Monday, August 16, 2010

Guest Entry: Rosemary Boule

Friend(s) of COWTC,

It is with great humility that I find myself writing this celebrity guest column. To be frank, when the editor-in-chief first broached the idea several days ago, I was hesitant to commit—hesitant to stake my reputation to this blog. But upon further consideration, I have accepted the invitation to toss in my own two scents, which in this case happen to be rosemary and pepper. I can only hope that this is the first in a series of changes for COWTC as it attempts to reach an edgier demographic of the culinary subculture that feels the need to knead.
A great heritage of bread baking surrounds me.
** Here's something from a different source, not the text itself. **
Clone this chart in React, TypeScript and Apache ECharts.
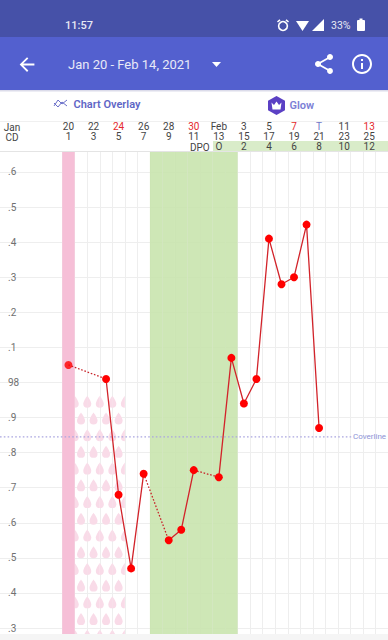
import React, { useEffect, useRef } from "react";
import * as echarts from "echarts";

const cycleDays = Array.from({ length: 26 }, (_, i) => i + 1);
const dateRow = ["20", "22", "24", "26", "28", "30", "Feb", "3", "5", "7", "T", "11", "13"];
const cdRow = ["1", "3", "5", "7", "9", "11", "13", "15", "17", "19", "21", "23", "25"];
const dpoRow = [" ", " ", " ", " ", " ", " ", "O", "2", "4", "6", "8", "10", "12"];
const redDates = ["24", "30", "7", "13"];

const yMin = 97.2;
const yMax = 98.7;
const bandCap = 98.657;

const solidTemps = [
  null, null, null, 98.01, 97.68, 97.47, 97.74, null, 97.55, 97.58, 97.75, null, 97.73,
  98.07, 97.94, 98.01, 98.41, 98.28, 98.30, 98.45, 97.87, null, null, null, null, null,
];
const isolatedPoint = [[0, 98.05]];
const dottedA = [[0, 98.05], [3, 98.01]];
const dottedB = [[6, 97.74], [8, 97.55]];
const dottedC = [[10, 97.75], [12, 97.73]];
const pinkDays = [0];
const greenDays = [7, 8, 9, 10, 11, 12, 13];
const dropDays = [1, 2, 3, 4];
const coverline = 97.845;
const coverSpan = [0, 352];

const ARROW = "M20 11H7.83l5.59-5.59L12 4l-8 8 8 8 1.41-1.41L7.83 13H20v-2z";
const SHARE = "M18 16.08c-.76 0-1.44.3-1.96.77L8.91 12.7c.05-.23.09-.46.09-.7s-.04-.47-.09-.7l7.05-4.11c.54.5 1.25.81 2.04.81 1.66 0 3-1.34 3-3s-1.34-3-3-3-3 1.34-3 3c0 .24.04.47.09.7L8.04 9.81C7.5 9.31 6.79 9 6 9c-1.66 0-3 1.34-3 3s1.34 3 3 3c.79 0 1.5-.31 2.04-.81l7.12 4.16c-.05.21-.08.43-.08.65 0 1.61 1.31 2.92 2.92 2.92 1.61 0 2.92-1.31 2.92-2.92s-1.31-2.92-2.92-2.92z";
const INFO = "M11 7h2v2h-2zm0 4h2v6h-2zm1-9C6.48 2 2 6.48 2 12s4.48 10 10 10 10-4.48 10-10S17.52 2 12 2zm0 18c-4.41 0-8-3.59-8-8s3.59-8 8-8 8 3.59 8 8-3.59 8-8 8z";
const DROP = "M5 0C5 0 0 7 0 10.5A5 5 0 0 0 10 10.5C10 7 5 0 5 0Z";

echarts.graphic.registerShape("iconArrow", echarts.graphic.extendPath(ARROW, {}));
echarts.graphic.registerShape("iconShare", echarts.graphic.extendPath(SHARE, {}));
echarts.graphic.registerShape("iconInfo", echarts.graphic.extendPath(INFO, {}));

const FONT = "Roboto";
const txt = (text: string, x: number, y: number, size: number, fill: string, extra: any = {}) => ({
  type: "text",
  x,
  y,
  z: 8,
  style: { text, fontSize: size, fill, fontFamily: FONT, verticalAlign: "middle", ...extra },
});

const dottedSeries = (data: number[][]) => ({
  type: "line",
  xAxisIndex: 0,
  yAxisIndex: 0,
  z: 3,
  data,
  symbol: "none",
  silent: true,
  lineStyle: { color: "#c8242a", width: 1.3, type: [1.6, 1.8] },
});

export default function App() {
  const ref = useRef<HTMLDivElement>(null);
  useEffect(() => {
    document.body.style.margin = "0";
    document.body.style.overflow = "hidden";
    const chart = echarts.init(ref.current!, null, { renderer: "svg" });
    chart.setOption({
      animation: false,
      backgroundColor: "#ffffff",
      textStyle: { fontFamily: FONT },
      grid: [
        { left: 62.2, width: 326.3, top: 136.9, height: 526.2 },
        { left: 0, width: 388, top: 136.9, height: 526.2 },
      ],
      xAxis: [
        {
          type: "category",
          gridIndex: 0,
          data: cycleDays,
          position: "bottom",
          boundaryGap: true,
          axisLine: { show: false },
          axisTick: { show: false },
          axisLabel: { show: false },
          splitLine: { show: true, interval: 0, lineStyle: { color: "#eeeeee", width: 1 } },
        },
        { type: "value", gridIndex: 1, min: 0, max: 388, show: false, splitLine: { show: false } },
        {
          type: "category",
          gridIndex: 0,
          data: cycleDays,
          position: "top",
          z: 5,
          boundaryGap: true,
          axisLine: { show: false },
          axisTick: { show: false },
          splitLine: { show: false },
          axisLabel: {
            show: true,
            interval: 1,
            margin: -15,
            hideOverlap: false,
            fontFamily: FONT,
            formatter: (_: string, i: number) => {
              const k = i / 2;
              const d = dateRow[k];
              const style = redDates.includes(d) ? "r" : d === "T" ? "t" : "n";
              return `{${style}|${d}}\n{n|${cdRow[k]}}\n{n|${dpoRow[k]}}`;
            },
            rich: {
              n: { color: "#444444", fontSize: 10, lineHeight: 10, fontFamily: FONT },
              r: { color: "#e5282c", fontSize: 10, lineHeight: 10, fontFamily: FONT },
              t: { color: "#7177c8", fontSize: 10, lineHeight: 10, fontFamily: FONT },
            },
          },
        },
      ],
      yAxis: [
        { type: "value", gridIndex: 0, min: yMin, max: yMax, interval: 0.1, show: false, splitLine: { show: false } },
        {
          type: "value",
          gridIndex: 1,
          min: yMin,
          max: yMax,
          interval: 0.1,
          axisLine: { show: false },
          axisTick: { show: false },
          splitLine: { show: true, lineStyle: { color: "#eeeeee", width: 1.2 } },
          axisLabel: {
            inside: true,
            margin: 8,
            showMinLabel: false,
            showMaxLabel: false,
            color: "#707070",
            fontSize: 10,
            fontFamily: FONT,
            formatter: (v: number) => {
              const r = Math.round(v * 10) / 10;
              return r === 98 ? "98" : "." + Math.round((r - Math.floor(r)) * 10);
            },
          },
        },
      ],
      series: [
        {
          type: "bar",
          xAxisIndex: 0,
          yAxisIndex: 0,
          z: 1,
          barWidth: "100%",
          barGap: "-100%",
          silent: true,
          itemStyle: { color: "#f5bcd5", opacity: 0.95 },
          data: cycleDays.map((_, i) => (pinkDays.includes(i) ? bandCap : null)),
        },
        {
          type: "bar",
          xAxisIndex: 0,
          yAxisIndex: 0,
          z: 1,
          barWidth: "100%",
          barGap: "-100%",
          silent: true,
          itemStyle: { color: "#c6e3a9", opacity: 0.85 },
          data: cycleDays.map((_, i) => (greenDays.includes(i) ? bandCap : null)),
        },
        {
          type: "custom",
          xAxisIndex: 0,
          yAxisIndex: 0,
          z: 1,
          silent: true,
          clip: false,
          data: dropDays.map((d) => [d, 98]),
          renderItem: (_: any, api: any) => {
            const p = api.coord([api.value(0), api.value(1)]);
            const w = api.size([1, 0])[0];
            const cx = p[0];
            const top = 401.7;
            const step = 16.72;
            const dw = 8;
            const dh = 12;
            const children: any[] = [];
            for (let r = 0; r < 15; r++) {
              const y = top + r * step;
              const xs = r % 2 === 0 ? [cx - w / 2, cx + w / 2] : [cx];
              xs.forEach((x) =>
                children.push({
                  type: "path",
                  shape: { pathData: DROP, x: x - dw / 2, y: y - dh / 2, width: dw, height: dh, layout: "cover" },
                  style: { fill: "#f9dbe8" },
                })
              );
            }
            return {
              type: "group",
              clipPath: { type: "rect", shape: { x: cx - w / 2, y: 390, width: w, height: 250 } },
              children,
            };
          },
        },
        {
          type: "line",
          xAxisIndex: 1,
          yAxisIndex: 1,
          z: 2,
          silent: true,
          symbol: "none",
          data: coverSpan.map((x) => [x, coverline]),
          lineStyle: { color: "#aaa6e0", width: 1.2, type: [1.6, 2.2] },
          endLabel: {
            show: true,
            formatter: "Coverline",
            color: "#8d92d6",
            fontSize: 8,
            fontFamily: FONT,
            distance: 1,
          },
        },
        dottedSeries(dottedA),
        dottedSeries(dottedB),
        dottedSeries(dottedC),
        {
          type: "line",
          xAxisIndex: 0,
          yAxisIndex: 0,
          z: 4,
          silent: true,
          data: solidTemps,
          connectNulls: false,
          showSymbol: true,
          showAllSymbol: true,
          symbol: "circle",
          symbolSize: 8,
          itemStyle: { color: "#ff0000" },
          lineStyle: { color: "#d2232a", width: 1.3 },
        },
        {
          type: "scatter",
          xAxisIndex: 0,
          yAxisIndex: 0,
          z: 4,
          silent: true,
          symbol: "circle",
          symbolSize: 8,
          itemStyle: { color: "#ff0000" },
          data: isolatedPoint,
        },
      ],
      graphic: [
        { type: "rect", z: 1, shape: { x: 0, y: 90, width: 388, height: 62 }, style: { fill: "#ffffff" } },
        { type: "line", z: 2, shape: { x1: 0, y1: 121.5, x2: 388, y2: 121.5 }, style: { stroke: "#f0f0f0", lineWidth: 1 } },
        { type: "line", z: 2, shape: { x1: 0, y1: 151.5, x2: 388, y2: 151.5 }, style: { stroke: "#e4e4e4", lineWidth: 1 } },
        { type: "rect", z: 2, shape: { x: 213, y: 141, width: 175, height: 10 }, style: { fill: "#d9ecc9" } },
        { type: "rect", z: 7, shape: { x: 0, y: 0, width: 388, height: 37 }, style: { fill: "#4651a8" } },
        { type: "rect", z: 7, shape: { x: 0, y: 37, width: 388, height: 53 }, style: { fill: "#5360cf" } },
        { type: "rect", z: 7, shape: { x: 0, y: 90, width: 388, height: 1.5 }, style: { fill: "#dcdcea" } },
        { type: "rect", z: 7, shape: { x: 0, y: 634, width: 388, height: 66 }, style: { fill: "#f5f5f5" } },

        txt("11:57", 65, 25, 11, "#e8e9f5", { fontWeight: 500 }),
        { type: "circle", z: 8, shape: { cx: 283, cy: 26, r: 4.4 }, style: { fill: "none", stroke: "#ffffff", lineWidth: 1.6 } },
        { type: "line", z: 8, shape: { x1: 277.5, y1: 22, x2: 280, y2: 19.8 }, style: { stroke: "#ffffff", lineWidth: 1.6 } },
        { type: "line", z: 8, shape: { x1: 288.5, y1: 22, x2: 286, y2: 19.8 }, style: { stroke: "#ffffff", lineWidth: 1.6 } },
        { type: "polygon", z: 8, shape: { points: [[296, 21], [309, 21], [302.5, 31]] }, style: { fill: "#ffffff" } },
        { type: "polygon", z: 8, shape: { points: [[324, 19], [324, 31], [312, 31]] }, style: { fill: "#ffffff" } },
        txt("33%", 331, 25, 10.5, "#e8e9f5"),
        { type: "rect", z: 8, shape: { x: 357, y: 20, width: 8, height: 11, r: 1 }, style: { fill: "#ffffff" } },
        { type: "rect", z: 8, shape: { x: 359.5, y: 18.5, width: 3, height: 2 }, style: { fill: "#ffffff" } },

        { type: "iconArrow", z: 8, x: 16, y: 53.5, scaleX: 0.92, scaleY: 0.92, style: { fill: "#ffffff" } },
        txt("Jan 20 - Feb 14, 2021", 68, 64.5, 13, "#e8e9f7"),
        { type: "polygon", z: 8, shape: { points: [[212, 62], [221, 62], [216.5, 67]] }, style: { fill: "#ffffff" } },
        { type: "iconShare", z: 8, x: 312, y: 52, scaleX: 1, scaleY: 1, style: { fill: "#ffffff" } },
        { type: "iconInfo", z: 8, x: 350, y: 52, scaleX: 1, scaleY: 1, style: { fill: "#ffffff" } },

        { type: "polyline", z: 8, shape: { points: [[54, 106], [58, 100], [62, 104], [67, 100]] }, style: { fill: "none", stroke: "#6a6fc9", lineWidth: 1 } },
        { type: "polyline", z: 8, shape: { points: [[54, 103], [58, 107], [62, 102], [67, 106]] }, style: { fill: "none", stroke: "#6a6fc9", lineWidth: 1 } },
        txt("Chart Overlay", 73.5, 104, 11, "#5f66c6", { fontWeight: 600 }),
        { type: "polygon", z: 8, shape: { points: [[276.5, 96], [285, 100.7], [285, 110.3], [276.5, 115], [268, 110.3], [268, 100.7]] }, style: { fill: "#5b40c4" } },
        { type: "polygon", z: 8, shape: { points: [[271.5, 102.5], [274, 105], [276.5, 101.5], [279, 105], [281.5, 102.5], [280.5, 109.5], [272.5, 109.5]] }, style: { fill: "#ffffff" } },
        txt("Glow", 289.5, 105.5, 11, "#7b80d6", { fontWeight: 600 }),

        { type: "text", z: 8, x: 12, y: 132, style: { text: "Jan\nCD", fontSize: 10, lineHeight: 10, fill: "#444444", fontFamily: FONT, align: "center", verticalAlign: "middle" } },
        txt("DPO", 190, 147, 10, "#444444"),
      ],
    });
    return () => chart.dispose();
  }, []);
  return (
    <div style={{ width: 388, height: 640, overflow: "hidden" }}>
      <div ref={ref} style={{ width: 388, height: 700 }} />
    </div>
  );
}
My mom’s dad, who we called Boppa, was a professional baker for a good portion of his life. My father-in-law has dabbled in the art for some time himself, exploring the genre far and wide, from biscuit to loaf. In fact, the first time I visited my future in-laws’ home, having only dated their daughter for a mere three months, I was given the honor of rolling the pita dough. (It was, obviously, a crucial moment in the relationship, my steady grip on that pin belied only by the sweat on my brow [none of which found its way to the dough].)
Needless to say, that experience turned out alright, and so I find myself married to a blogger and baking my way through California. Thus far, in our ten weeks here, I have baked bread on five occasions. I started with a pair of half-white/half-wheat loaves, recipe courtesy of Gene, that turned out pretty good. This was followed by a pair of white/wheat/oat flour loaves which rose majestically and tasted delicious. We were not bouled over by the cinnamon and sugar round, nor were we impressed by a flattened version of the previously delicious white/wheat/oat flour loaves. But let us dwell not on yeasterday’s bread, for today I present a tasty rosemary boule adapted from a walnut boule recipe on Hope you have a pen and parchment paper handy:
1 c warm water (90-100 degrees F)
3 Tbsp sugar
2 1/4 tsp yeast (1 packet)
1 Tbsp extra virgin olive oil
1 1/2 c all-purpose flour (we use King Arthur)
1 1/2 c white whole wheat flour (we use Trader Joe’s)
2 Tbsp gluten
1 1/2 tsp salt
1 Tbsp rosemary
1/8 tsp oregano
1/8 tsp thyme
1/8 tsp parsley
1/8 tsp ground black pepper
1 egg white
1 Tbsp milk
Canola oil spray, for coating the bowl
Cornmeal, for dusting on parchment paper
Coarse salt, for top
1) In large bowl, dissolve sugar in warm water. Add yeast and let sit 10 min.
2) Add olive oil, salt, all-purpose flour, and gluten, and mix. Add white whole wheat flour, 1/2 cup at a time. Knead by hand (or in Cuisinart mixer), adding more flour as necessary so that it is no longer sticky. Place in coated bowl and cover with thick towel. (It often helps to put it in a warm location, such as in a warm oven with the door open.) Let rise until doubled in size (~1 hr).
3) Punch down dough and knead in rosemary and spices. Shape into round and place on parchment paper dusted with cornmeal. Cover and let rise again (~1 hr).
4) Preheat oven and pizza stone at 350 degrees. Whisk together egg white and milk and gently brush onto dough (be careful because if you push too hard it may deflate).
5) Bake until it browns on top and sounds hollow when tapped (~25 min).
“Bowels of the Blog”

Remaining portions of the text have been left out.